Notwithstanding this convenient arrangement, some of the brightest stars are nearly always referred to by certain proper names given to them in old times. For instance, it is more usual to speak of Sirius, Arcturus, Vega, Capella, Procyon, Aldebaran, Regulus, and so on, than of α Canis Majoris, α Boötis, α Lyræ, α Aurigæ, α Canis Minoris, α Tauri, α Leonis, &c. &c.

In order that future generations might be able to ascertain what changes were taking place in the face of the sky, astronomers have from time to time drawn up catalogues of stars. These lists have included stars of a certain degree of brightness, their positions in the sky being noted with the utmost accuracy possible at the period. The earliest known catalogue of this kind was made, as we have seen, by the celebrated Greek astronomer, Hipparchus, about the year 125 B.C. It contained 1080 stars. It was revised and brought up to date by Ptolemy in A.D. 150. Another celebrated list was that drawn up by the Persian astronomer, Al Sufi, about the year A.D. 964. In it 1022 stars were noted down. A catalogue of 1005 stars was made in 1580 by the famous Danish astronomer, Tycho Brahe. Among modern catalogues that of Argelander (1799–1875) contained as many as 324,198 stars. It was extended by Schönfeld so as to include a portion of the Southern Hemisphere, in which way 133,659 more stars were added.

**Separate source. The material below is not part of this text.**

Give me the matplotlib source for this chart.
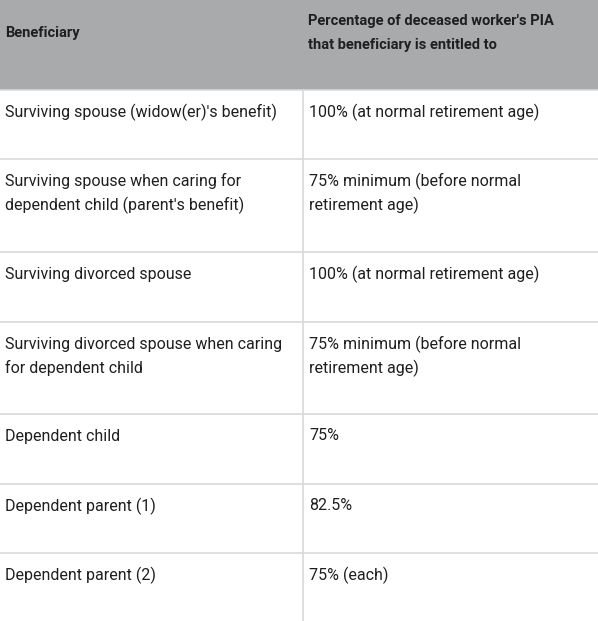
import matplotlib
matplotlib.use("Agg")
import matplotlib.pyplot as plt

header = ["Beneficiary", "Percentage of deceased worker's PIA\nthat beneficiary is entitled to"]
beneficiaries = [
    "Surviving spouse (widow(er)'s benefit)",
    "Surviving spouse when caring for\ndependent child (parent's benefit)",
    "Surviving divorced spouse",
    "Surviving divorced spouse when caring\nfor dependent child",
    "Dependent child",
    "Dependent parent (1)",
    "Dependent parent (2)",
]
percentages = [
    "100% (at normal retirement age)",
    "75% minimum (before normal\nretirement age)",
    "100% (at normal retirement age)",
    "75% minimum (before normal\nretirement age)",
    "75%",
    "82.5%",
    "75% (each)",
]

W, H = 598, 621
row_edges = [90, 159, 252, 322, 414, 484, 553, 621]
col_x = [0, 303, 598]
plt.rcParams['font.family'] = ['Roboto', 'DejaVu Sans']

fig = plt.figure(figsize=(W/100, H/100), dpi=100)
ax = fig.add_axes([0, 0, 1, 1])
ax.set_xlim(0, W); ax.set_ylim(H, 0); ax.axis('off')

ax.add_patch(plt.Rectangle((0, 0), W, row_edges[0], color='#a9aaab', lw=0))
ax.plot([col_x[1], col_x[1]], [row_edges[0], H], color='#d9d9d9', lw=1.2)
for y in row_edges[:-1]:
    ax.plot([0, W], [y, y], color='#d9d9d9', lw=1.2)

tc = '#1f1f1f'
fs = 11.5
lh = 24
def draw(x, ytop, txt, weight='normal', size=fs):
    for i, line in enumerate(txt.split('\n')):
        ax.text(x, ytop + i*lh, line, ha='left', va='center', fontsize=size,
                color=tc, fontweight=weight)

draw(5, 33, header[0], weight='semibold', size=10.5)
draw(308, 21, header[1], weight='semibold', size=10.5)
for i, (b, p) in enumerate(zip(beneficiaries, percentages)):
    top = row_edges[i]
    draw(5, top + 22, b)
    draw(309, top + 22, p)

fig.savefig("out.png", dpi=100)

In recent years a project was placed on foot of making a photographic survey of the sky, the work to be portioned out among various nations. A great part of this work has already been brought to a conclusion. About 15,000,000 stars will appear upon the plates; but, so far, it has been proposed to catalogue only about a million and a quarter of the brightest of them. This idea of surveying the face of the sky by photography sprang indirectly from the fine photographs which Sir David Gill took, when at the Cape of Good Hope, of the Comet of 1882. The immense number of star-images which had appeared upon his plates suggested the idea that photography could be very usefully employed to register the relative positions of the stars.

The arrangement of seven stars known as the "Plough" is perhaps the most familiar configuration in the sky ([see Plate XIX.], p. 292). In the United States it is called the "Dipper," on account of its likeness to the outline of a saucepan, or ladle. "Charles' Wain" was the old English name for it, and readers of Cæsar will recollect it under Septentriones, or the "Seven Stars," a term which that writer uses as a synonym for the North. Though identified in most persons' minds with Ursa Major, or the Great Bear, the Plough is actually only a small portion of that famous constellation. Six out of the seven stars which go to make up the well-known figure are of the second magnitude, while the remaining one, which is the middle star of the group, is of the third.

The Greek letters, as borne by the individual stars of the Plough, are a plain transgression of Bayer's method as above described, for they have certainly not been allotted here in accordance with the proper order of brightness. For instance, the third magnitude star, just alluded to as being in the middle of the group, has been marked with the Greek letter δ (Delta); and so is made to take rank before the stars composing what is called the "handle" of the Plough, which are all of the second magnitude. Sir William Herschel long ago drew attention to the irregular manner in which Bayer's system had been applied. It is, indeed, a great pity that this notation was not originally worked out with greater care and correctness; for, were it only reliable, it would afford great assistance to astronomers in judging of what changes in relative brightness have taken place among the stars.

Though we may speak of using the constellations as a method of finding our way about the sky, it is, however, to certain marked groupings in them of the brighter stars that we look for our sign-posts.

Most of the constellations contain a group or so of noticeable stars, whose accidental arrangement dimly recalls the outline of some familiar geometrical figure and thus arrests the attention.[30] For instance, in an almost exact line with the two front stars of the Plough, or "pointers" as they are called,[31] and at a distance about five times as far away as the interval between them, there will be found a third star of the second magnitude. This is known as Polaris, or the Pole Star, for it very nearly occupies that point of the heaven towards which the north pole of the earth's axis is at present directed ([see Plate XIX.], p. 292). Thus during the apparently daily rotation of the heavens, this star looks always practically stationary. It will, no doubt, be remembered how Shakespeare has put into the mouth of Julius Cæsar these memorable words:—

"But I am constant as the northern star,
Of whose true-fix'd and resting quality
There is no fellow in the firmament."